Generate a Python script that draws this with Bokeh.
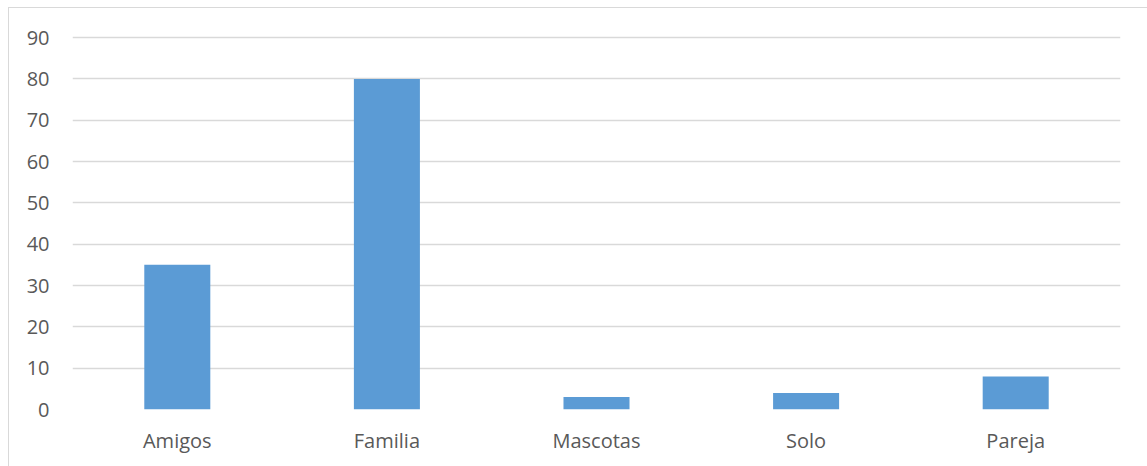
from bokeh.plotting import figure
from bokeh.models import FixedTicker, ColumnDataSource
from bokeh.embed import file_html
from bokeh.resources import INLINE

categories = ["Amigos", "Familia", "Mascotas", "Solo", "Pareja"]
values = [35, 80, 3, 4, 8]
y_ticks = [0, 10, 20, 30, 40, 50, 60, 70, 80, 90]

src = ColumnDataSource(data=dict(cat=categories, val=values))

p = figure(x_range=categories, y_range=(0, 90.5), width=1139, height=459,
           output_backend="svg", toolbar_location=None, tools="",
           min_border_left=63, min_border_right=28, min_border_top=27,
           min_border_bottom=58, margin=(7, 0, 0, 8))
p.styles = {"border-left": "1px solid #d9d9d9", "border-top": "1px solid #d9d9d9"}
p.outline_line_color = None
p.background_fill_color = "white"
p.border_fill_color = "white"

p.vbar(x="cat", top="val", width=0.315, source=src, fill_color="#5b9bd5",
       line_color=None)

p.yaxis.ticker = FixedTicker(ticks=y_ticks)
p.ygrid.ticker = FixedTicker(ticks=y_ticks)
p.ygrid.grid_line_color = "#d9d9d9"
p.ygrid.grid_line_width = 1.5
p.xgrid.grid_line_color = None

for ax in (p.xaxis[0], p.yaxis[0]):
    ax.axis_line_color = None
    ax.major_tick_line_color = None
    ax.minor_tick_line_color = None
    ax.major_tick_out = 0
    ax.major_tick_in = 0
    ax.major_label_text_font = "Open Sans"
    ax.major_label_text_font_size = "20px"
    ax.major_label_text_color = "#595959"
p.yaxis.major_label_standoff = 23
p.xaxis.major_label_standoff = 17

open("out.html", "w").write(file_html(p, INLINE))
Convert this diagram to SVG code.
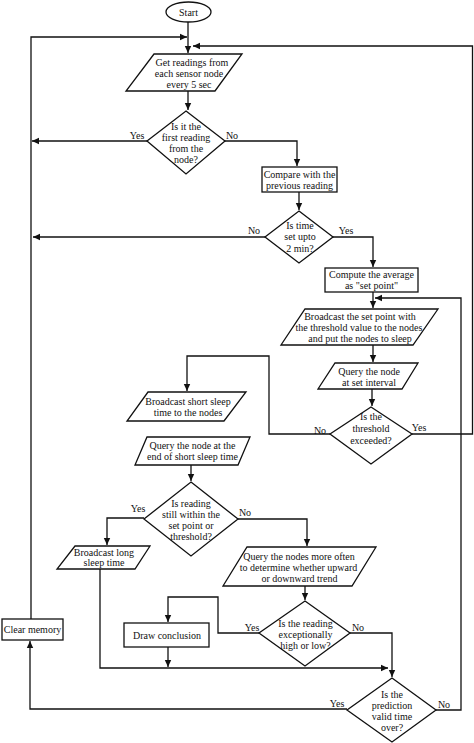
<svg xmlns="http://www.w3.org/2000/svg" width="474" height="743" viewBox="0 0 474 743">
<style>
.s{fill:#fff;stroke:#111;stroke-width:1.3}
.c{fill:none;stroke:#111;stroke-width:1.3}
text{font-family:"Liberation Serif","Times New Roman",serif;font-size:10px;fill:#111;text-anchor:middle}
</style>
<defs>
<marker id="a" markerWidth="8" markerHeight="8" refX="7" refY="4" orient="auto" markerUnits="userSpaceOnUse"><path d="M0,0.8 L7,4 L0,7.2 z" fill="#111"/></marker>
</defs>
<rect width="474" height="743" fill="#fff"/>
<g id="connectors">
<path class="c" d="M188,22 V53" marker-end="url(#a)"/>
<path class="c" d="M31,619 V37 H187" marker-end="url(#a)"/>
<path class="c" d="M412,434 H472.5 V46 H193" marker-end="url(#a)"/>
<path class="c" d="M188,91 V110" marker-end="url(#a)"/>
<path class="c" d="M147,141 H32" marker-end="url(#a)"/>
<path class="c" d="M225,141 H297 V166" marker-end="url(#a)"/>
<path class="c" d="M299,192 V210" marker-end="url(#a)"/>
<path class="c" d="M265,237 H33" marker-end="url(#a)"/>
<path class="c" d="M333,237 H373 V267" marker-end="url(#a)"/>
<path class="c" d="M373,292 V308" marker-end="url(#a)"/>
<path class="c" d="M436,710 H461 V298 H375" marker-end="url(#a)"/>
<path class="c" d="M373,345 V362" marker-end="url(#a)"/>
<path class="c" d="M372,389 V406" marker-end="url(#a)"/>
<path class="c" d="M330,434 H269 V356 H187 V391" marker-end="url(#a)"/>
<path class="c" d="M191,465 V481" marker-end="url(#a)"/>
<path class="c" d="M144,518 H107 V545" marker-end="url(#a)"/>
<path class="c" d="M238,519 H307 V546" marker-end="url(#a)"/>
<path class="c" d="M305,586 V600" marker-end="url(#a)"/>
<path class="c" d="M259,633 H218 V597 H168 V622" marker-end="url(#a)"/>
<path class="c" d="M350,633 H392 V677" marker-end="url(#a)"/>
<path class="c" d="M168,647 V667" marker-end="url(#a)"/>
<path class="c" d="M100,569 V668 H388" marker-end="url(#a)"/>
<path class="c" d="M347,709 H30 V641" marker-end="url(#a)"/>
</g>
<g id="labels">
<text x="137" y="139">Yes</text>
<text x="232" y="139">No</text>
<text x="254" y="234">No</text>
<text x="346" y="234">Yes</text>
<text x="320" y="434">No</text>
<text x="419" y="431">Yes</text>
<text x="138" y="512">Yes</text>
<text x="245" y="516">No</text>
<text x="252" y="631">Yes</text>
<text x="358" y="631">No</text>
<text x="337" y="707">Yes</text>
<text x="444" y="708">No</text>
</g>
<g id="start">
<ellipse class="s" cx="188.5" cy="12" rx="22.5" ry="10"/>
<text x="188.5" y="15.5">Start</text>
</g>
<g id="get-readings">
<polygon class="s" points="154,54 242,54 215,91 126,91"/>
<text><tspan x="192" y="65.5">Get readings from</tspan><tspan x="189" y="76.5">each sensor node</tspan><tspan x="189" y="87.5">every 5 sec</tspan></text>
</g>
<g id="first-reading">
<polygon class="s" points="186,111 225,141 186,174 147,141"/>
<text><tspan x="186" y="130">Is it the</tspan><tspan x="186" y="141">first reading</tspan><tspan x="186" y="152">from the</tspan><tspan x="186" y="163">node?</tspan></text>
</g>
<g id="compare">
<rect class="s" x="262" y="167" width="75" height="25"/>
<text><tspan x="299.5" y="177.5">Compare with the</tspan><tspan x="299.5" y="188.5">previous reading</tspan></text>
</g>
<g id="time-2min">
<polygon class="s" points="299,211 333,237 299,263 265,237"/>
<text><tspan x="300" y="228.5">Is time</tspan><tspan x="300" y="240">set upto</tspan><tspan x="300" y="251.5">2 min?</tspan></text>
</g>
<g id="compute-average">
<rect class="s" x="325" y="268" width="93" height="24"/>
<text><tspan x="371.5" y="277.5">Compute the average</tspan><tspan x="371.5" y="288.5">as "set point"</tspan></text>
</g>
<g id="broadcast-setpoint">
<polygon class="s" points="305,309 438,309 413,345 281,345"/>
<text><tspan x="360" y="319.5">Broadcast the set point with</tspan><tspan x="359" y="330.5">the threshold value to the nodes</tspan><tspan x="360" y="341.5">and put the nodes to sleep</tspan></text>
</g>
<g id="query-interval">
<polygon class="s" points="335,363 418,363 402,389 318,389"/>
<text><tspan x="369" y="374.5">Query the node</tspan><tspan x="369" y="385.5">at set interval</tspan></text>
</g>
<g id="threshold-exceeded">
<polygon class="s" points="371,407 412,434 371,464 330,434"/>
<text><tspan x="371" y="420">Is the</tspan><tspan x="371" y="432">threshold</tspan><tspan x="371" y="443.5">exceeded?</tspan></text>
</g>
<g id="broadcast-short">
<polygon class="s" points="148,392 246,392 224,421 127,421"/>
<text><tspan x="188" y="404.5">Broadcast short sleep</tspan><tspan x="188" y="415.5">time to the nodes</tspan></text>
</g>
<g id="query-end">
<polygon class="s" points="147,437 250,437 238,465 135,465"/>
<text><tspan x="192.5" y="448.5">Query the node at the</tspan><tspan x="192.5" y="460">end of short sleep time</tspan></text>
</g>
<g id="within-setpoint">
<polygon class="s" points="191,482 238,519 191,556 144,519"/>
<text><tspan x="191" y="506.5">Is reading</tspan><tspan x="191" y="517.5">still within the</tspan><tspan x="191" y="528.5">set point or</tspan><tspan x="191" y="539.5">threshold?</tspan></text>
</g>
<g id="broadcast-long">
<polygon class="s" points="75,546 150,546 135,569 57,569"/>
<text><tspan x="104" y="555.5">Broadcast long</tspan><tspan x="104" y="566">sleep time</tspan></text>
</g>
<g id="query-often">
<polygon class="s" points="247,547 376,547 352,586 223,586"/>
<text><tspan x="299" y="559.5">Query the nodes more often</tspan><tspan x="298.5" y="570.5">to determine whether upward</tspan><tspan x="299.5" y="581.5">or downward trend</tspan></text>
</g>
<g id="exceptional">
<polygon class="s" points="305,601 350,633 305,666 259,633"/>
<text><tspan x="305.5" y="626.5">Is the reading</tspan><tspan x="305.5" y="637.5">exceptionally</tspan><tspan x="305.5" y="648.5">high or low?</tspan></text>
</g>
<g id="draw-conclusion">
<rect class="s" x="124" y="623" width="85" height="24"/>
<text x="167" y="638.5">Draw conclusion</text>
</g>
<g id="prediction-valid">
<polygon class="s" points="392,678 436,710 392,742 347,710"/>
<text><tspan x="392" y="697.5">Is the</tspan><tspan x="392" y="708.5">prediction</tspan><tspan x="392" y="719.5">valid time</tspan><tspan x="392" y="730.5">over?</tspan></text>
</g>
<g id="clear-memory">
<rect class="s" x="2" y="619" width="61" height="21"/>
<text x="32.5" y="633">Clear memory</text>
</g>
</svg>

▶ [What the task asks]: List all lines where "this" occurs.

▶ [Full answer]:
Generate a Python script that draws this with Bokeh.
Convert this diagram to SVG code.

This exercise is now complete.